HUBCO to launch $150m auto assembly plant in 2026 as diversification drive accelerates

IPP secures January 2026 financial close for 25,000-unit CKD facility in Gharo; expands EV charging footprint and advances coal, oil and metals ventures

Hub Power Company Limited (HUBCO) is pressing ahead with a multi-sector diversification strategy, announcing plans to commence operations at its new completely knocked down (CKD) car assembly plant in Gharo, Sindh, during the second half of 2026.

According to a report issued by Topline Securities following a management briefing, the greenfield automotive project reached financial close in January 2026. The plant is designed with an annual production capacity of 25,000 units.

The total project outlay stands at $150 million, structured with a 60:40 debt-to-equity ratio. HUBCO holds a 50 percent equity stake in the venture. Among the financiers, British International Investment is participating as a foreign lender, contributing approximately 25 percent of the overall financing requirement alongside other domestic and international financial institutions.

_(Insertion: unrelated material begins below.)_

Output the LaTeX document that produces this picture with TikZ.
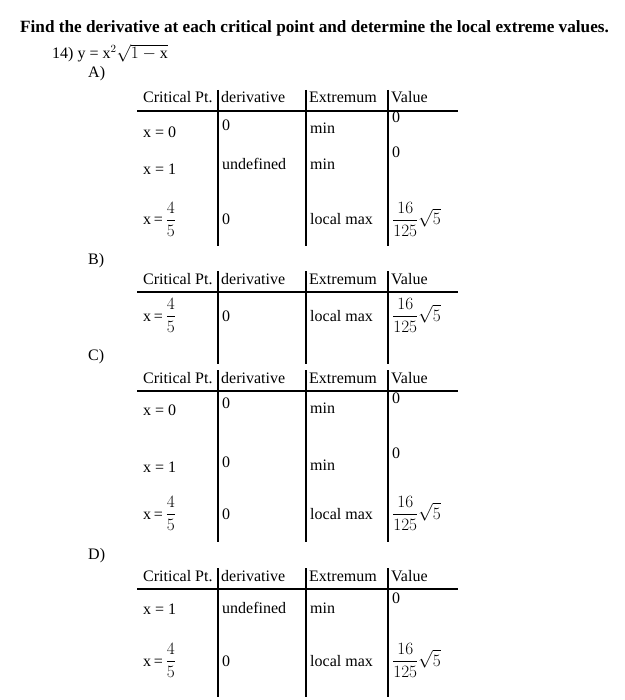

Beyond automobile manufacturing, the company is scaling up its electric vehicle charging network. At present, 16 charging stations are operational at oil marketing company retail outlets and major commercial centres. HUBCO aims to establish a continuous charging corridor along the national motorway network, targeting full coverage from Karachi to Peshawar.

For this rollout, the company has entered partnerships with leading oil marketing companies, including Pakistan State Oil (PSO), Attock Petroleum Limited (APL), and Pak-Arab Refinery Company (PARCO). Discussions are also underway with GO/ARAMCO to broaden the charging network footprint.

In the mining segment, HUBCO informed investors that Phase III of Sindh Engro Coal Mining Company (SECMC) is expected to achieve commercial operations by the end of the current year.

The company is simultaneously evaluating development options at its Hub base plant site, including the construction of an oil terminal and linkage to the White Oil Pipeline through the Asia Petroleum pipeline network.

Additionally, management disclosed that HUBCO is assessing the feasibility of establishing an aluminium smelter. The Hub site is considered strategically positioned due to existing infrastructure, including water availability, jetty access, and established electricity transmission lines.

The latest disclosures underscore HUBCO’s broader push to reposition itself beyond conventional power generation into automobiles, clean mobility infrastructure, mining expansion and heavy industry.